Я бежал домой после напряженной встречи с друзьями. Дождь глушил мой страх, а город утопал в осенней непогоде. Здания и машины туманно плыли вокруг, пока мои ватные ноги несли меня по безлюдной улице.


– Зачем он мне соврал? Зачем?

«Расслабься. Ты ведешь себя как сумасшедший»


– Вы видели это?

«Кажется, у тебя температура. Тебе мерещится всякая ерунда.»


– Мне не могло это померещиться, не могло…

«Куда ты бежишь? Остановись и отдышись немного, ты сейчас упадешь прямо в лужу»

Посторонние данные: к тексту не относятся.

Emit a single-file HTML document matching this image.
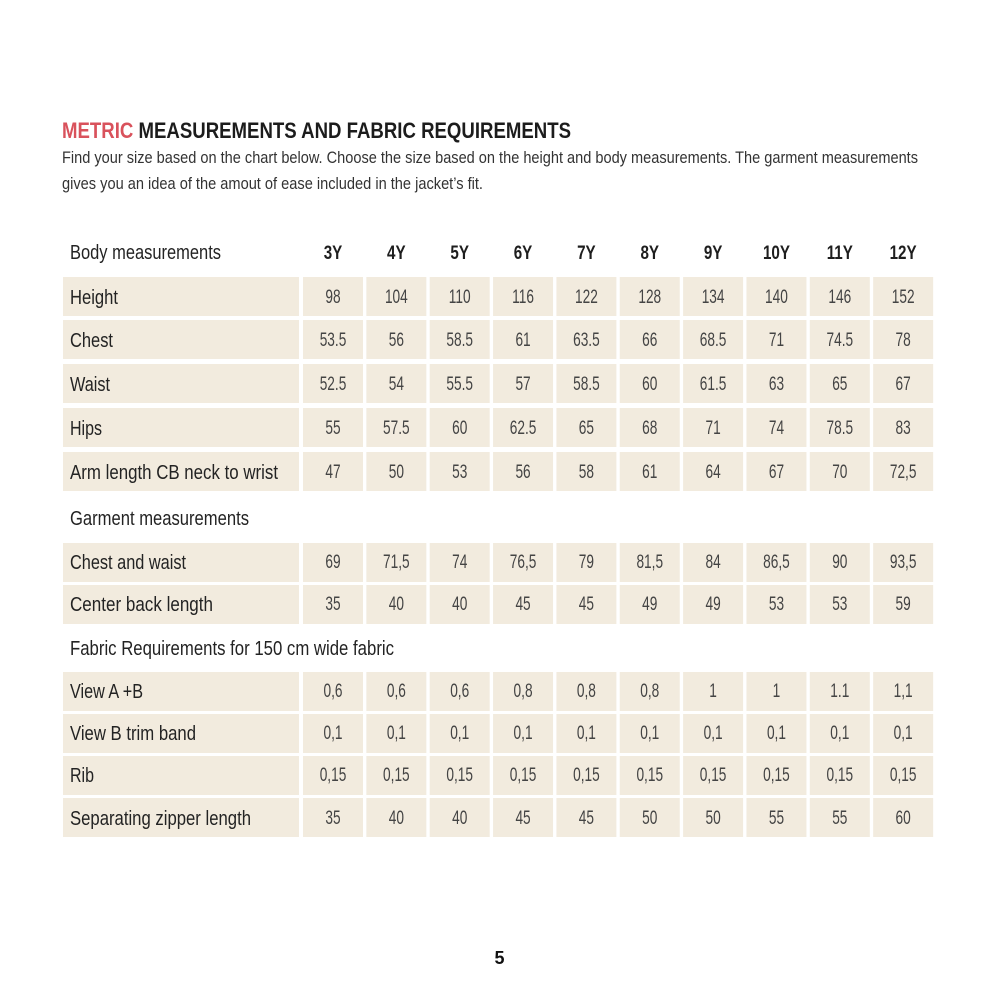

– Мне нужно найти рукопись, мне нужно прочесть ее!

«Рукопись никуда не денется, тебе некуда торопиться.»


– Чем быстрее я узнаю, тем легче мне станет.

«Не будь уверен, что тебе станет легче.»


– …

Страх – это когда в холодный вечер понимаешь, что дрожишь вовсе не от холода. Чем дольше я шел, тем сильнее мне хотелось остановиться и завопить на весь город. Так, чтобы затряслись стены и треснули все кона города. Так, чтобы внутри осталась лишь пустота.

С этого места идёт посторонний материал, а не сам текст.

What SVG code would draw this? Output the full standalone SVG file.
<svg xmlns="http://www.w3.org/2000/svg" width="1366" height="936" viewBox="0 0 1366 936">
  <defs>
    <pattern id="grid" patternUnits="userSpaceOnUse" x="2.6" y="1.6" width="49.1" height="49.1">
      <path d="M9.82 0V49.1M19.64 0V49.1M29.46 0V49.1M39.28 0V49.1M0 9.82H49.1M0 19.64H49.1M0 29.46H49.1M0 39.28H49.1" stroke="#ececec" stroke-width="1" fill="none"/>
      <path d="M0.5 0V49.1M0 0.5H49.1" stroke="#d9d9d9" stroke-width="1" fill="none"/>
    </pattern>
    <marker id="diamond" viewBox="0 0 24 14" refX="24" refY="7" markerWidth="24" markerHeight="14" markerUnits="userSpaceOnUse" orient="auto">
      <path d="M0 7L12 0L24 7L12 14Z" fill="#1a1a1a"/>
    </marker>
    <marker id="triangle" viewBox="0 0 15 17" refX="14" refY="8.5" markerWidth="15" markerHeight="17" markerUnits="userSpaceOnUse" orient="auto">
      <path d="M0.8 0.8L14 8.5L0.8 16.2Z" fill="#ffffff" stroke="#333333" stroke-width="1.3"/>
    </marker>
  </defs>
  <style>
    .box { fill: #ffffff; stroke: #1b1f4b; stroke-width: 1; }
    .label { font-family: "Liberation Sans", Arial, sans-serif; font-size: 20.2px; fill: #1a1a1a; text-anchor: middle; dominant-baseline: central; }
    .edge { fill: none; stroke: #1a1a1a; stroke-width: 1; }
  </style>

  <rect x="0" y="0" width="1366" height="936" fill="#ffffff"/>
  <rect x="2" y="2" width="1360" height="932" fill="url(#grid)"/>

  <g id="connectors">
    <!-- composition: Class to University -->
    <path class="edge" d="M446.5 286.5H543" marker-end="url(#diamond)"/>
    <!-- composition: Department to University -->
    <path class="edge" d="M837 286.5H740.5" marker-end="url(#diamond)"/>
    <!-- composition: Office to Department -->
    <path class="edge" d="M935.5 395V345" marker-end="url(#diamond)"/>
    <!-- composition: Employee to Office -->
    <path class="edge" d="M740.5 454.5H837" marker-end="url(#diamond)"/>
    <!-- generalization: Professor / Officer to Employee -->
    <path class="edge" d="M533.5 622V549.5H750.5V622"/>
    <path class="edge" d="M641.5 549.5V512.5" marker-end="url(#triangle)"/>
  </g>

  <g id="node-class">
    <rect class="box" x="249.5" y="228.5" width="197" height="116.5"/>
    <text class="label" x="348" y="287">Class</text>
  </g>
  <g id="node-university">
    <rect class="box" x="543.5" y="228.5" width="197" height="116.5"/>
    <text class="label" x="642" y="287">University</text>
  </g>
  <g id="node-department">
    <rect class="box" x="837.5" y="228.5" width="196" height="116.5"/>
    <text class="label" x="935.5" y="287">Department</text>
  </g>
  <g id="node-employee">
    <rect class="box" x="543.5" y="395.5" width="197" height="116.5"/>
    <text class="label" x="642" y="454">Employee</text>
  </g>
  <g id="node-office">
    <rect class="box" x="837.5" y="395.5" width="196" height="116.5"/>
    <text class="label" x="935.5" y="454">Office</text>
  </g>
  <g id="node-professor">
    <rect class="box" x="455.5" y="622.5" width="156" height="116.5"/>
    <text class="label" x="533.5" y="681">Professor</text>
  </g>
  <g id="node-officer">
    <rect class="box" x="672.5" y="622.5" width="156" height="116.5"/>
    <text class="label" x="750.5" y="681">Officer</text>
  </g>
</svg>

Но вдруг из-за угла показался мужчина, медленно и вальяжно идущий ко мне навстречу. На улице шел ливень. Я бежал, чтобы не промокнуть хотя бы насквозь, а он просто шел, постоянно поднимая лицо к небу. Мы подошли ближе, и я это увидел. Довольная улыбка, сверкающая из-под синей пелены тумана. Забыв обо всем, я остановился и проводил незнакомца взглядом до самого поворота. Он скрылся в лабиринте города, а я не мог отвести глаз с пустого темного горизонта. Представьте, что вы увидели на улице ходячего трупа. Представьте, как с него свисают остатки одежды. Представьте, что он весь в крови, а его тело кишит червями. Представьте, как от него воняет гнилью. Представьте… Ваши эмоции?

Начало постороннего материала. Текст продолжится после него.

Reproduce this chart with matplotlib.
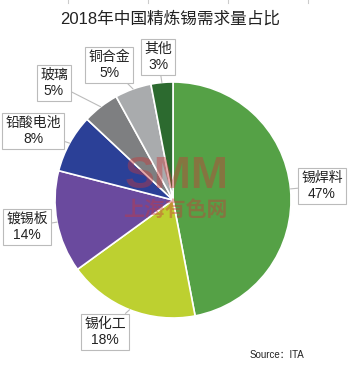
import matplotlib.pyplot as plt
import numpy as np
from matplotlib.lines import Line2D

plt.rcParams['font.family'] = ['Liberation Sans', 'Noto Sans CJK SC', 'DejaVu Sans']

# data
labels = ['锡焊料', '锡化工', '镀锡板', '铅酸电池', '玻璃', '铜合金', '其他']
shares = [47, 18, 14, 8, 5, 5, 3]
colors = ['#55A146', '#BDD030', '#6A4A9E', '#2B4097', '#7E7F81', '#A9ABAD', '#2C6A2F']

# label box centres (pixel coords, y from top)
box_pos = [(322, 186), (105, 332), (27, 227), (33, 131), (54, 83), (109, 65), (158, 57)]

W, H = 354, 371
fig = plt.figure(figsize=(W / 100, H / 100), dpi=100)
ax = fig.add_axes([0, 0, 1, 1])

cx, cy, r = 173, H - 200, 118
wedges, _ = ax.pie(shares, colors=colors, startangle=90, counterclock=False,
                   center=(cx, cy), radius=r,
                   wedgeprops=dict(edgecolor='white', linewidth=1.2))

# labels with leader lines
total = sum(shares)
start = 90.0
for lab, val, (bx, by) in zip(labels, shares, box_pos):
    mid = np.deg2rad(start - val / total * 360 / 2)
    start -= val / total * 360
    px, py = cx + r * np.cos(mid), cy + r * np.sin(mid)
    ax.annotate(f'{lab}\n{val}%', xy=(px, py), xytext=(bx, H - by),
                ha='center', va='center', fontsize=10, color='#222222',
                linespacing=1.2,
                bbox=dict(boxstyle='square,pad=0.22', fc='white', ec='#BBBBBB', lw=0.8),
                arrowprops=dict(arrowstyle='-', color='#BBBBBB', lw=0.8,
                                shrinkA=0, shrinkB=0))

# watermark
ax.text(177, H - 176, 'SMM', ha='center', va='center', fontsize=32,
        fontweight='bold', color='#C8383A', alpha=0.42, zorder=5)
ax.text(175, H - 209, '上海有色网', ha='center', va='center', fontsize=15,
        fontweight='bold', family='Noto Sans CJK SC', color='#C8383A', alpha=0.42, zorder=5)

ax.set_xlim(0, W)
ax.set_ylim(0, H)
ax.set_aspect('equal')
ax.axis('off')

fig.text(170 / W, 1 - 19 / H, '2018年中国精炼锡需求量占比', ha='center', va='center',
         fontsize=12, color='#222222')
fig.text(250 / W, 1 - 355 / H, 'Source：ITA', ha='left', va='center',
         fontsize=7, color='#222222')

# thin marks along the top edge
for x in [68, 148, 228, 308]:
    fig.add_artist(Line2D([x / W, x / W], [1, 1 - 3 / H], color='#CCCCCC', lw=0.8))

fig.savefig('out.png', dpi=100)
plt.close(fig)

Страх и биение сердца заглушили шум дождя. Единственное, что я тогда услышал:

«Беги…»

Помню, как сломя голову поднимался по лестницам на шестой этаж, потому что не смог дождаться лифта. Запах крашенных стен впивался мне в голову так сильно, что я был в шаге от экстаза. Трясущимися руками я открыл входную дверь и, вломившись в квартиру, поторопился найти рукопись среди груды ненужного хлама.


– Где же она?!

«Не торопись, ты ведь все равно ее найдешь.»


– Куда же я ее дел?

«Просто остановись и подумай. Это не так сложно.»


– Вспомнил!

Я побежал на кухню, где на полу волочилось все, что раньше было на полках. Забыл закрыть окно. Кафель изрядно промок от дождя, поэтому я не беспокоился, что стоял в насквозь мокром пальто и грязных ботинках. Разобрав еще одну кучу бумаг на столе, я все-таки нашел нужную рукопись. «Маски». Огромная надпись на всю страницу давала понять о моей неуверенности в произведении. Конечно, на тот момент я совершенно не задумывался о таких мелочах, поэтому судорожно листал страницы в поисках нужных слов.